The primary barriers to widespread adoption include the high cost of hydrogen production, the lack of a robust hydrogen infrastructure (production, transportation, and storage), and the relatively low overall well-to-wheel efficiency compared to other energy options like direct electrification with batteries.

FAQ 11: How does the efficiency of hydrogen fuel compare to that of electric vehicles powered by batteries?

Generally, battery electric vehicles (BEVs) have a higher well-to-wheel efficiency than hydrogen fuel cell vehicles (FCEVs). This is primarily due to the energy losses associated with hydrogen production, compression, transportation, and conversion. Battery technology is also improving, leading to increased efficiency in electric vehicles.

FAQ 12: What advancements are being made to improve the efficiency of the entire hydrogen fuel cycle?

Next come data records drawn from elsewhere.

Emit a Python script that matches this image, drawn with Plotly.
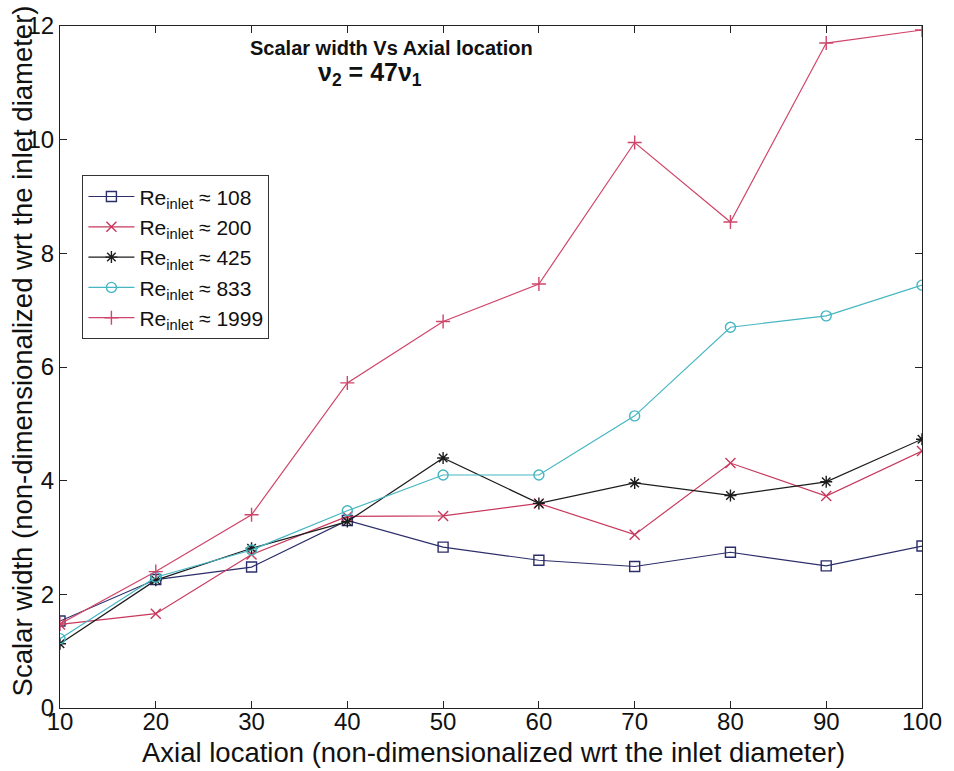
import plotly.graph_objects as go

# Axial stations (non-dimensionalised by inlet diameter)
axial_location = [10, 20, 30, 40, 50, 60, 70, 80, 90, 100]

# Scalar width at each station, one list per inlet Reynolds number
width_re108 = [1.53, 2.26, 2.48, 3.30, 2.83, 2.60, 2.49, 2.74, 2.50, 2.85]
width_re200 = [1.47, 1.66, 2.70, 3.37, 3.38, 3.60, 3.05, 4.31, 3.73, 4.52]
width_re425 = [1.13, 2.25, 2.81, 3.28, 4.40, 3.60, 3.96, 3.74, 3.98, 4.73]
width_re833 = [1.22, 2.30, 2.78, 3.47, 4.10, 4.10, 5.14, 6.70, 6.90, 7.44]
width_re1999 = [1.48, 2.40, 3.40, 5.72, 6.80, 7.46, 9.95, 8.55, 11.70, 11.93]

re_labels = ["108", "200", "425", "833", "1999"]
x_ticks = [10, 20, 30, 40, 50, 60, 70, 80, 90, 100]
y_ticks = [0, 2, 4, 6, 8, 10, 12]

series = [
    (width_re108, re_labels[0], "#2c2e6a", "square-open"),
    (width_re200, re_labels[1], "#c8385c", "x-thin-open"),
    (width_re425, re_labels[2], "#1c1c1c", "asterisk-open"),
    (width_re833, re_labels[3], "#45b6c2", "circle-open"),
    (width_re1999, re_labels[4], "#d0456a", "cross-thin-open"),
]

FONT = "Liberation Sans, Arial, Helvetica, sans-serif"

fig = go.Figure()
for values, label, color, symbol in series:
    fig.add_trace(go.Scatter(
        x=axial_location, y=values, mode="lines+markers",
        name=f"Re<sub>inlet</sub> ≈ {label}",
        line=dict(color=color, width=1.2),
        marker=dict(symbol=symbol, size=10, color=color,
                    line=dict(color=color, width=1.4)),
    ))

axis_common = dict(
    showline=True, linecolor="#222", linewidth=1, mirror="ticks",
    ticks="inside", ticklen=7, tickcolor="#222", showgrid=False,
    zeroline=False, tickfont=dict(family=FONT, size=24, color="#111"),
)

fig.update_layout(
    width=954, height=771,
    margin=dict(l=60, r=26, t=20, b=63),
    paper_bgcolor="white", plot_bgcolor="white",
    font=dict(family=FONT, color="#111"),
    xaxis=dict(range=[10, 100], tickvals=x_ticks, ticklabelstandoff=-8,
               **axis_common),
    yaxis=dict(range=[0, 12], tickvals=y_ticks, **axis_common),
    showlegend=True,
    legend=dict(
        x=0.026, y=0.781, xanchor="left", yanchor="top",
        bgcolor="white", bordercolor="#333", borderwidth=1,
        font=dict(family=FONT, size=21, color="#111"),
        tracegroupgap=0, itemwidth=46,
    ),
)

fig.add_annotation(
    text="<b>Scalar width Vs Axial location</b>",
    xref="paper", yref="paper", x=0.385, y=0.968,
    xanchor="center", yanchor="middle", showarrow=False,
    font=dict(family=FONT, size=20, color="#111"),
)
fig.add_annotation(
    text="<b>ν<sub>2</sub> = 47ν<sub>1</sub></b>",
    xref="paper", yref="paper", x=0.297, y=0.93,
    xanchor="left", yanchor="middle", showarrow=False,
    font=dict(family=FONT, size=25, color="#111"),
)
fig.add_annotation(
    text="Axial location (non-dimensionalized wrt the inlet diameter)",
    xref="paper", yref="paper", x=0.503, y=-0.065,
    xanchor="center", yanchor="middle", showarrow=False,
    font=dict(family=FONT, size=27.5, color="#111"),
)
fig.add_annotation(
    text="Scalar width (non-dimensionalized wrt the inlet diameter)",
    xref="paper", yref="paper", x=-0.044, y=0.523, textangle=-90,
    xanchor="center", yanchor="middle", showarrow=False,
    font=dict(family=FONT, size=27.5, color="#111"),
)

fig.write_html("out.html")
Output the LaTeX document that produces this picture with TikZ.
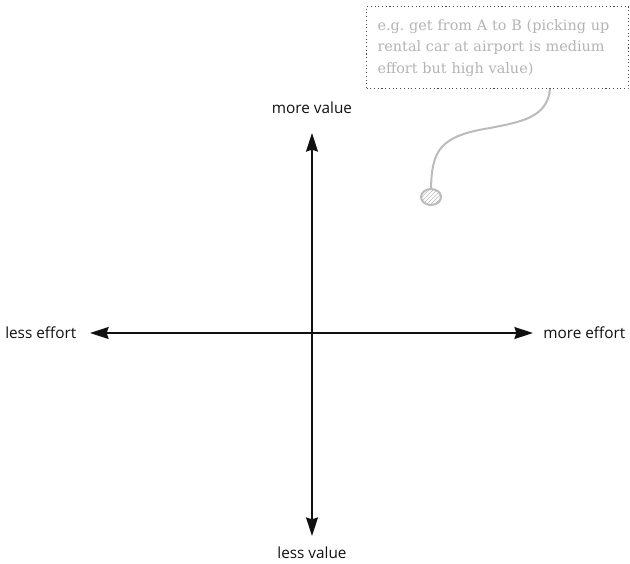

Ongoing research and development efforts are focused on improving the efficiency of each stage of the hydrogen fuel cycle. This includes developing more efficient electrolysis technologies, improving hydrogen storage materials, optimizing fuel cell designs, and deploying carbon capture technologies at hydrogen production facilities. Advancements in renewable energy integration will also play a vital role in improving the overall sustainability and efficiency of hydrogen fuel.

In conclusion, while hydrogen holds promise as a clean energy carrier, realizing its full potential requires significant advancements in production, storage, transportation, and utilization technologies to improve its overall efficiency and reduce its environmental impact. Focusing on renewable-powered electrolysis and fuel cell technologies represents the most promising path forward.